Sunday, July 27, 2014

Good Morning Jacob

Letter to my Son
Sunday, 27 July


Good Morning Jacob…

Words have such a limited vocabulary when it comes time to express how we feel.  Unless you are a poet gifted in uttering the strange tongue of speaking between words and their meaning then it is best to express how you feel using the map of your face or the spontaneous brush of your touch.  Maybe you can hold, even seduce, the thoughts of another through the careful measurement of sound that we call music.  It is one of the arts.  What is art if it does not leave us open to suggestion?  In this regard is it not just a bit like hypnosis?  We are suddenly focused in a manner outside our normal experience.  We see beneath the familiar and find something anew.  We are enticed to consider alternative possibilities – not through the logic of rational discourse but by way of the allure found beneath common human experience.  The ultimate language of art is intuition.  It reveals a truth that has always existed from within us yet it has often gone unrecognized.  There were simply no words to suggest its validation.  It’s not math.  The sum of its impressions never delivers the identical response in any two individuals.  In fact, the response varies within the same individual from day to day, moment to moment – from one event to another.  Art is a mercurial truth and cannot be held to a precise quality.  It provides an objective truth because its essence is universally perceived and yet it is subjective because it is meaningless without a human emotional response.  Art is a communication not beholden to words.  In fact, unless you are the poet or a bard whose product requires painting with words, then words themselves only diminish your message. 

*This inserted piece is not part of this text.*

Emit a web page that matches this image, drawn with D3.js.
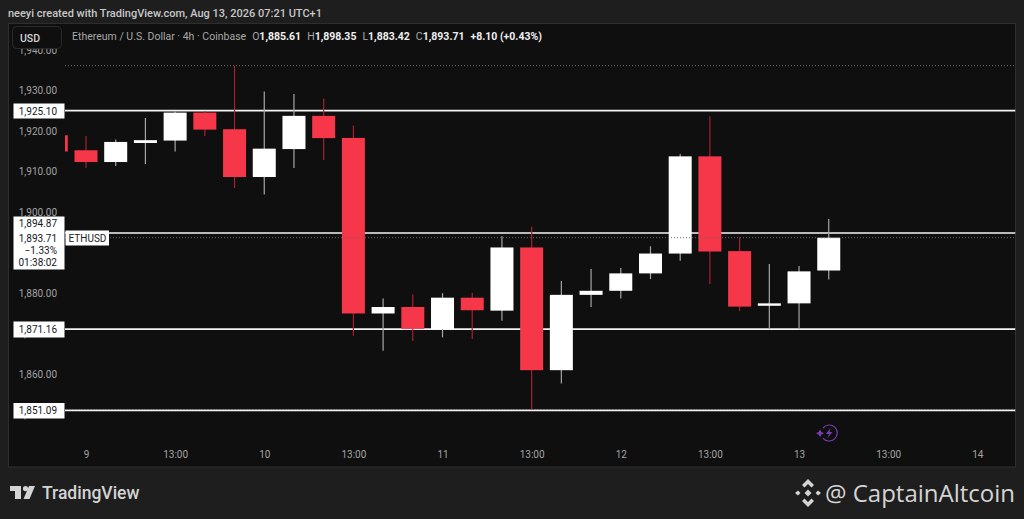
<!DOCTYPE html>
<html>
<head>
<meta charset="utf-8">
<script src="https://cdn.jsdelivr.net/npm/d3@7"></script>
<style>
  html, body { margin: 0; padding: 0; background: #1e1e1e; overflow: hidden; }
  svg { display: block; font-family: Roboto, sans-serif; }
  .axis text { fill: #a3a3a3; font-size: 10px; font-family: Roboto, sans-serif; }
  .price-tag { fill: #131722; font-size: 10px; text-anchor: end; dominant-baseline: central; }
</style>
</head>
<body>
<div id="chart"></div>
<script>
// 4h candles. First one is cut off by the price scale
const opens  = [1919.0, 1915.3, 1912.4, 1917.1, 1917.7, 1924.6, 1920.5, 1908.7, 1915.6, 1923.8, 1918.35, 1875.0, 1876.6, 1871.1, 1878.9, 1875.7, 1891.3, 1861.0, 1879.6, 1880.6, 1884.9, 1889.8, 1913.8, 1890.4, 1876.9, 1877.5, 1885.61];
const highs  = [1921.0, 1918.8, 1917.95, 1923.3, 1924.9, 1924.9, 1936.2, 1929.8, 1929.2, 1928.1, 1921.4, 1878.7, 1879.7, 1880.0, 1880.1, 1894.1, 1896.4, 1883.0, 1886.0, 1886.2, 1891.6, 1914.4, 1923.7, 1893.9, 1887.2, 1886.7, 1898.35];
const lows   = [1913.0, 1910.9, 1911.4, 1911.9, 1915.0, 1918.8, 1906.0, 1904.4, 1910.9, 1912.9, 1869.5, 1865.8, 1868.2, 1869.1, 1868.7, 1873.2, 1851.3, 1857.7, 1876.6, 1878.7, 1883.5, 1888.0, 1882.3, 1875.6, 1871.1, 1871.1, 1883.42];
const closes = [1915.0, 1912.4, 1917.36, 1917.8, 1924.6, 1920.4, 1908.7, 1915.7, 1923.8, 1918.3, 1875.0, 1876.6, 1871.2, 1878.9, 1875.8, 1891.3, 1861.0, 1879.6, 1880.6, 1884.9, 1889.8, 1913.8, 1890.3, 1876.7, 1877.5, 1885.4, 1893.71];

const priceTicks = [1940, 1930, 1920, 1910, 1900, 1890, 1880, 1870, 1860, 1850];
const timeTicks = [1, 4, 7, 10, 13, 16, 19, 22, 25, 28, 31];
const timeLabels = ['9', '13:00', '10', '13:00', '11', '13:00', '12', '13:00', '13', '13:00', '14'];
const levels = [1925.10, 1894.87, 1871.16, 1851.09];
const lastPrice = 1893.71;

const width = 1024, height = 519;
const panel = { left: 8.5, top: 23.5, right: 1015.5, bottom: 467 };
const plotLeft = 65;

const x = d3.scaleLinear().domain([1, 31]).range([86, 977.3]);
const y = d3.scaleLinear().domain([1851.09, 1925.10]).range([410.3, 110.6]);
const bodyWidth = 23;

const svg = d3.select('#chart').append('svg')
  .attr('width', width)
  .attr('height', height);

svg.append('rect')
  .attr('x', panel.left).attr('y', panel.top)
  .attr('width', panel.right - panel.left).attr('height', panel.bottom - panel.top)
  .attr('fill', '#0f0f0f')
  .attr('stroke', '#2e2e2e');

svg.append('clipPath').attr('id', 'plot-clip').append('rect')
  .attr('x', plotLeft).attr('y', 49)
  .attr('width', panel.right - plotLeft).attr('height', panel.bottom - 49);

// price axis
svg.append('g')
  .attr('class', 'axis')
  .attr('transform', `translate(60,0)`)
  .call(d3.axisLeft(y).tickValues(priceTicks).tickSize(0).tickFormat(d3.format(',.2f')))
  .call(g => g.select('.domain').remove());

// time axis
svg.append('g')
  .attr('class', 'axis')
  .attr('transform', `translate(0,448)`)
  .call(d3.axisBottom(x).tickValues(timeTicks).tickSize(0).tickFormat((d, i) => timeLabels[i]))
  .call(g => g.select('.domain').remove());

const plot = svg.append('g').attr('clip-path', 'url(#plot-clip)');

// horizontal levels sit behind the candles
plot.selectAll('.level')
  .data(levels)
  .enter()
  .append('line')
  .attr('class', 'level')
  .attr('x1', plotLeft).attr('x2', panel.right)
  .attr('y1', d => y(d)).attr('y2', d => y(d))
  .attr('stroke', '#f4f4f4')
  .attr('stroke-width', 1.7);

const candles = plot.selectAll('.candle')
  .data(opens)
  .enter()
  .append('g')
  .attr('class', 'candle');

candles.append('line')
  .attr('x1', (d, i) => x(i)).attr('x2', (d, i) => x(i))
  .attr('y1', (d, i) => y(highs[i])).attr('y2', (d, i) => y(lows[i]))
  .attr('stroke', (d, i) => closes[i] < opens[i] ? '#a8202f' : '#a6a6a6')
  .attr('stroke-width', 1.2);

candles.append('rect')
  .attr('x', (d, i) => x(i) - bodyWidth / 2)
  .attr('y', (d, i) => y(Math.max(opens[i], closes[i])))
  .attr('width', bodyWidth)
  .attr('height', (d, i) => Math.abs(y(opens[i]) - y(closes[i])))
  .attr('fill', (d, i) => closes[i] < opens[i] ? '#f63649' : '#ffffff');

// dotted high / low / last price lines
plot.selectAll('.dotted')
  .data([d3.max(highs), lastPrice, d3.min(lows)])
  .enter()
  .append('line')
  .attr('class', 'dotted')
  .attr('x1', plotLeft).attr('x2', panel.right)
  .attr('y1', d => y(d)).attr('y2', d => y(d))
  .attr('stroke', '#6a6a6a')
  .attr('stroke-width', 1)
  .attr('stroke-dasharray', '1,2');

// header sits over the clipped top tick
svg.append('rect')
  .attr('x', panel.left + 0.5).attr('y', panel.top + 0.5)
  .attr('width', panel.right - panel.left - 1).attr('height', 25)
  .attr('fill', '#0f0f0f');

svg.append('text')
  .attr('x', 8).attr('y', 17)
  .attr('fill', '#c8c8c8')
  .style('font-size', '11px').style('font-weight', 500)
  .text('neeyi created with TradingView.com, Aug 13, 2026 07:21 UTC+1');

svg.append('rect')
  .attr('x', 12.5).attr('y', 26.5).attr('width', 49).attr('height', 22).attr('rx', 4)
  .attr('fill', 'none').attr('stroke', '#2a2a2a');
svg.append('text')
  .attr('x', 20).attr('y', 41.5)
  .attr('fill', '#d4d4d4').style('font-size', '10.5px').style('font-weight', 500)
  .text('USD');

const legend = svg.append('text')
  .attr('x', 72).attr('y', 40)
  .attr('fill', '#a8a8a8')
  .style('font-size', '10.5px');
legend.append('tspan').text('Ethereum / U.S. Dollar · 4h · Coinbase');
[['O', opens], ['H', highs], ['L', lows], ['C', closes]].forEach(([key, arr]) => {
  legend.append('tspan').attr('dx', 6).text(key);
  legend.append('tspan').attr('fill', '#f0f0f0').style('font-weight', 700)
    .text(d3.format(',.2f')(arr[arr.length - 1]));
});
legend.append('tspan').attr('dx', 6).attr('fill', '#f0f0f0').style('font-weight', 700)
  .text('+8.10 (+0.43%)');

// price tags on the scale
const tags = [
  { top: 103.5, bottom: 118.5, rows: [[111, '1,925.10']] },
  { top: 216.5, bottom: 269.5, rows: [[223.5, '1,894.87'], [238, '1,893.71'], [250, '−1.33%'], [262, '01:38:02']] },
  { top: 321.5, bottom: 337.5, rows: [[329.5, '1,871.16']] },
  { top: 403, bottom: 418.5, rows: [[410.5, '1,851.09']] }
];
tags.forEach(tag => {
  svg.append('rect')
    .attr('x', 13.5).attr('y', tag.top)
    .attr('width', 51).attr('height', tag.bottom - tag.top)
    .attr('fill', '#ffffff');
  tag.rows.forEach(([rowY, label]) => {
    svg.append('text')
      .attr('class', 'price-tag')
      .attr('x', 57).attr('y', rowY)
      .attr('fill', label === '01:38:02' ? '#6a6a6a' : '#222222')
      .text(label);
  });
});

svg.append('rect')
  .attr('x', 65.5).attr('y', 230.5).attr('width', 43.5).attr('height', 15)
  .attr('fill', '#ffffff');
svg.append('text')
  .attr('x', 87.5).attr('y', 238.3)
  .attr('text-anchor', 'middle').attr('dominant-baseline', 'central')
  .attr('fill', '#222222').style('font-size', '10px')
  .text('ETHUSD');

// purple bolt badge
const badge = svg.append('g').attr('transform', 'translate(829,433)');
badge.append('path')
  .attr('d', 'M-6,-5 A8,8 0 1 1 -6,5')
  .attr('fill', 'none').attr('stroke', '#7a3bb0').attr('stroke-width', 1.2);
badge.append('path')
  .attr('d', 'M1.5,-5 L-3,1 L0,1 L-1.5,5 L3.5,-1 L0.5,-1 Z')
  .attr('fill', '#7a3bb0');
badge.append('path')
  .attr('d', 'M-9,-3.5 L-7.5,-1 L-5,0.2 L-7.5,1.5 L-9,4 L-10.5,1.5 L-13,0.2 L-10.5,-1 Z')
  .attr('fill', '#7a3bb0');

// footer
const logo = svg.append('g').attr('transform', 'translate(10,486)').attr('fill', '#d4d4d4');
logo.append('path').attr('d', 'M0,0 H11 V13 H5 V5 H0 Z');
logo.append('circle').attr('cx', 15.5).attr('cy', 2.6).attr('r', 2.6);
logo.append('path').attr('d', 'M19,0 H25 L19.5,13 H13.5 Z');

svg.append('text')
  .attr('x', 42).attr('y', 499)
  .attr('fill', '#d4d4d4')
  .style('font-size', '17.5px').style('font-weight', 500)
  .text('TradingView');

const coin = svg.append('g').attr('transform', 'translate(808,493)').attr('fill', '#d4d4d4');
coin.append('path').attr('d', 'M0,-14 L6,-8 L3.5,-5.5 L0,-9 L-3.5,-5.5 L-6,-8 Z');
coin.append('path').attr('d', 'M0,14 L6,8 L3.5,5.5 L0,9 L-3.5,5.5 L-6,8 Z');
coin.append('path').attr('d', 'M-10,-2.5 L-7.5,0 L-10,2.5 L-13,0 Z');
coin.append('path').attr('d', 'M10,-2.5 L13,0 L10,2.5 L7.5,0 Z');
coin.append('path').attr('d', 'M0,-3.5 L3.5,0 L0,3.5 L-3.5,0 Z');

svg.append('text')
  .attr('x', 1015).attr('y', 502)
  .attr('text-anchor', 'end')
  .attr('fill', '#d4d4d4')
  .style('font-family', '"Open Sans", sans-serif')
  .style('font-size', '24px')
  .text('@ CaptainAltcoin');
</script>
</body>
</html>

A painter is wise to leave their message entrapped in oil.  Verbal explanation distracts the viewer from the art work’s impact, diffusing the painting’s energy.  Words corrupt.  They are the tools of a rational medium that often as not dissembles and distorts a meaning best left unspoken. 

de Kooning

What is the meaning of “yama dama ding dong”?  How about “Papa-ooma-mow-mow”?  How much time are you willing to invest to try to translate these sound-words into a literal meaning?  Don’t bother.  Once you speak these sounds aloud with feeling you will capture their meaning.  There are some experiences in life we just aren't meant to cogitate over.  We absorb a pure expression in oils.  We don’t puzzle through it as though we were plotting the artist’s moves in a challenge comparable to a game of chess – not if we want to be enriched by its sensual nature.  Sure, an academician may write a thesis on de Kooning’s disassembling of women as an act of love on canvas… and it would probably be interesting.  However that isn’t the experience de Kooning felt in the rapture of the moment when he put brush to canvas. 

I’m tempted now to dwell a moment on that word rapture.  I don’t think it’s a simple, pure feeling when held in the human heart.  Neither, for that matter, are the emotions associated with the act of making love.  There is mystifying complexity involved in these feelings.  If you are searching for nirvana then maybe you should take up spiritual yoga or the like.  Human passion is discordant, loaded with conflict.  It can be a vibrant, delicately balanced mesmeric suspension.  It can be an electrical storm, traumatic – a feverish surge.  Attempt to contain it and it explodes.  Wondrous life.


Those are the words.  Leave them for the letters you write when you can’t be with the one you love.  Otherwise, hold her tight and do something for her that is beyond the mere making of words.